U.S. Senate Committee Will Debate NAFTA in San Antonio Today

The U.S. Senate Finance Committee will hold a special meeting at a San Antonio hotel today, to discuss the fate of the North American Free Trade Agreement, News Radio 1200 WOAI reports.

The Senators will gather at the Marriott Plaza Hotel, near where the treaty was initialed by President George H.W. Bush and the leaders of Canada and Mexico in 1992.

Numerous business leaders will testify about the critical importance of NAFTA to Texas and the U.S. economy, among them San Antonio Chamber of Commerce President Richard Perez.

"My goal is to be able to testify to how NAFTA has affected us in the areas of retail, energy, manufacturing, and resulting in tangible numbers of jobs," Perez said.

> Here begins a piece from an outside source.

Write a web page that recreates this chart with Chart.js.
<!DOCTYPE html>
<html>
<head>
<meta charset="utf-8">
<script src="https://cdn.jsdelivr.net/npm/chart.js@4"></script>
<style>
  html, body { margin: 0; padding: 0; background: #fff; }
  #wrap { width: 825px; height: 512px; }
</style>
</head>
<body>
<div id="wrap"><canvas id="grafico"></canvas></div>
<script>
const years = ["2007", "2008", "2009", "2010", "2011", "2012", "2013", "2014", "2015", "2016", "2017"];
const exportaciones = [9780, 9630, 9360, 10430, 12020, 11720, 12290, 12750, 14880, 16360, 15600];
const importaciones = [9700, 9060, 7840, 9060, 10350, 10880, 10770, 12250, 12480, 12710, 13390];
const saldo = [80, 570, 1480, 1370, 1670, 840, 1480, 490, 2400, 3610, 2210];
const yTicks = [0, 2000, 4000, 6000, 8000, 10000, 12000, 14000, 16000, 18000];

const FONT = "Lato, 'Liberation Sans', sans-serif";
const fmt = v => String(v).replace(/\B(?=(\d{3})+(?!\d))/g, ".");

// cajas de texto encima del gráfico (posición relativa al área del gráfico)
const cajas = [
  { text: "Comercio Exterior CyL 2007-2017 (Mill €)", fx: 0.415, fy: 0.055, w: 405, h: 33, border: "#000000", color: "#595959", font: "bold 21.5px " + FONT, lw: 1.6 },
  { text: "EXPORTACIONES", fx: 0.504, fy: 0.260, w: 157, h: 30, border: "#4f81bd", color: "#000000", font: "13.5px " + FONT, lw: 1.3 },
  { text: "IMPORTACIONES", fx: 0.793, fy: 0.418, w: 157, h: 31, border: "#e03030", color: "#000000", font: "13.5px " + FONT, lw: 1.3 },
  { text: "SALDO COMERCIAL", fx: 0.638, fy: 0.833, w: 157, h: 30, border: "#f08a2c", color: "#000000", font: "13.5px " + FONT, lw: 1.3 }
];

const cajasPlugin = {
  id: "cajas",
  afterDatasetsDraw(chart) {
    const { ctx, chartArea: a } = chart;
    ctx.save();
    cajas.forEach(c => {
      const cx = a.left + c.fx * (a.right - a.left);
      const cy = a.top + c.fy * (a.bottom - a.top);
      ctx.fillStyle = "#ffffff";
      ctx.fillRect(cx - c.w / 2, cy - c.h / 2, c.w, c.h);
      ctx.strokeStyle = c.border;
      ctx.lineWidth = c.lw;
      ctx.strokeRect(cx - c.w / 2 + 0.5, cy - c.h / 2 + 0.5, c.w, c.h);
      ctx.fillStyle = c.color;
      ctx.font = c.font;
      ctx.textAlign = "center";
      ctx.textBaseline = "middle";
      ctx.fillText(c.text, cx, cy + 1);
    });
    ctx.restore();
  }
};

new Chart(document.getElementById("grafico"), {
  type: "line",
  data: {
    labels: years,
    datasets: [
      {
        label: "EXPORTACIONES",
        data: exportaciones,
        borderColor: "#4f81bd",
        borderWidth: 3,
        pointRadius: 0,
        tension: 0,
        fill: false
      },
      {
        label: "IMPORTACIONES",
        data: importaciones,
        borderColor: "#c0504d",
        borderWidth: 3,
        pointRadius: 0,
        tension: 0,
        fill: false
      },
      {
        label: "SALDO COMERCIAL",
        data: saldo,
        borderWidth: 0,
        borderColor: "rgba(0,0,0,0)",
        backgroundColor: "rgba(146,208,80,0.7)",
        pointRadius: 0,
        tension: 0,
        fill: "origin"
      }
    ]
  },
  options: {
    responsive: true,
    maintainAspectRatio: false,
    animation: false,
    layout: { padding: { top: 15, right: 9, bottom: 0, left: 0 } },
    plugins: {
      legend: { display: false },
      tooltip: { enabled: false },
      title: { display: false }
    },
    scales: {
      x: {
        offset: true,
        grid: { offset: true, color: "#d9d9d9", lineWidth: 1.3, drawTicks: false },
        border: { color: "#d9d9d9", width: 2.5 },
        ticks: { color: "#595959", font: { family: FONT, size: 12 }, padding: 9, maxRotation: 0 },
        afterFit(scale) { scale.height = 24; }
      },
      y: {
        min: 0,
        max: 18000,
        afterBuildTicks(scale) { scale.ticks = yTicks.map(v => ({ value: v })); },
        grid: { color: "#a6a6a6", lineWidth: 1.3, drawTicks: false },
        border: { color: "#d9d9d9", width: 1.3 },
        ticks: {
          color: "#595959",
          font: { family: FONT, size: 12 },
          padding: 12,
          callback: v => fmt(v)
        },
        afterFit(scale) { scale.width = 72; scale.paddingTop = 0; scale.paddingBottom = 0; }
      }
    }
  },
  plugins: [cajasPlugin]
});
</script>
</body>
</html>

President Trump made NAFTA one of the key issues of his 2016 campaign, calling it a bad trade deal and demanding its repeal.  One of the Senators who is expected to be in attendance at today's hearing, Pennsylvania Democrat Bob Casey, represents a state which voted for Trump, largely due to concerns raised by Trump about jobs being lost to Mexico due to NAFTA.

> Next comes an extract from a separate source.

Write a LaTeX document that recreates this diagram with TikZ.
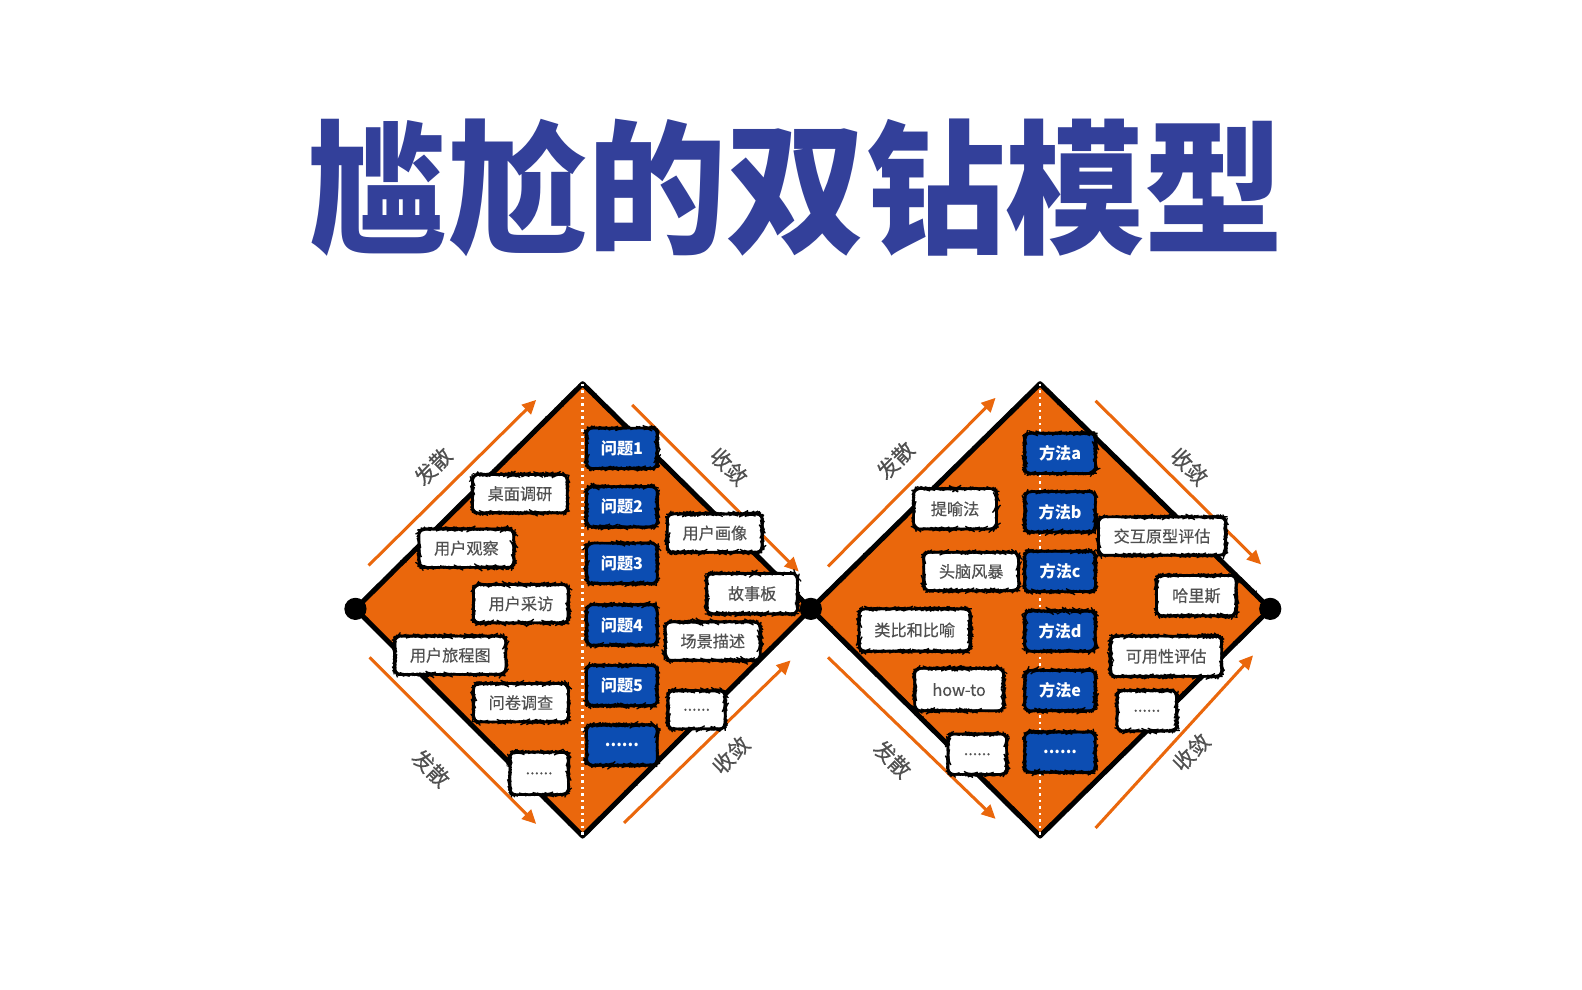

Perez says his goal today will be to counter those claims.NAFTA has resulted in Texas becoming, by far, the largest exporting state in the country.  If Texas were a separate nation, it would be the 20th largest exporting country.NAFTA is credited with job gains in Texas in manufacturing, tech, and energy.  The decision by Toyota to locate its truck manufacturing plant in San Antonio in 2003 was, in part, due to NAFTA.

Experts say the job losses that Trump blamed on 'bad trade agreements' are far more likely to have been caused by the growth of technology in manufacturing.

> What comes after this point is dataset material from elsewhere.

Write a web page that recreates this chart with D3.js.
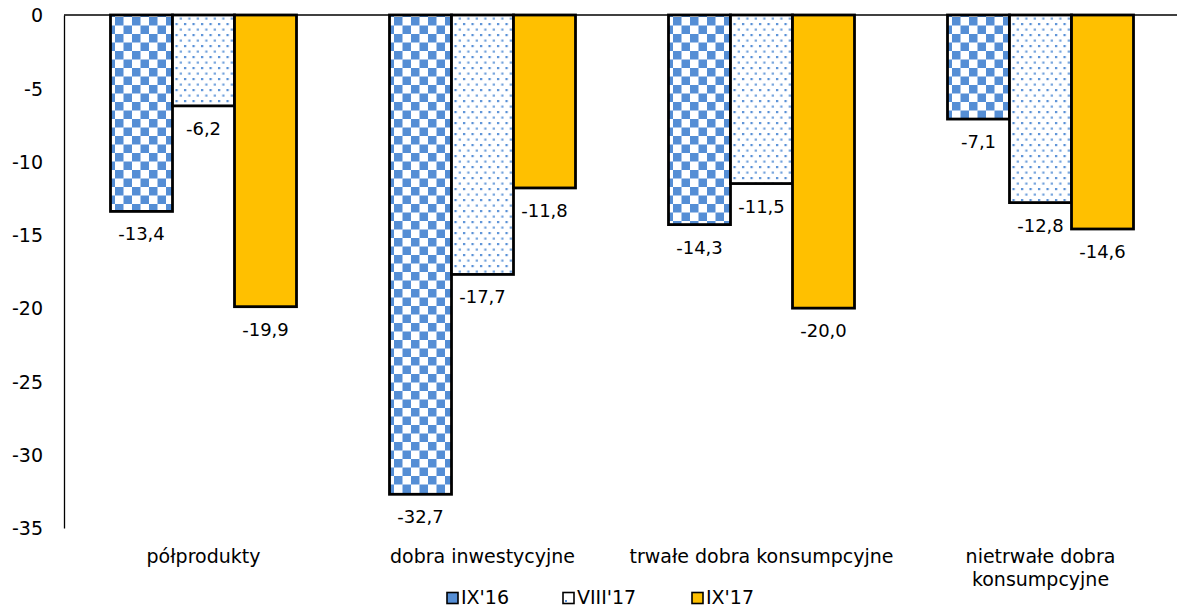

But Perez says NAFTA is in the process of being renegotiated, and he says the negotiators are on the right path.

"It sounds like, at least the folks who are negotiating the agreement, are being more thoughtful in their work, particularly from the United States," he said.

The renegotiation is due to a number of factors.  E-commerce and tech essentially did not exist when NAFTA was first negotiated in the early 1990s.  In addition, Mexico has freed up its oil and gas industry to international companies, and the fracking boom in the USA promises to turn the United States into the world's largest energy exporter, all factors which will be important in the trade of the coming decades.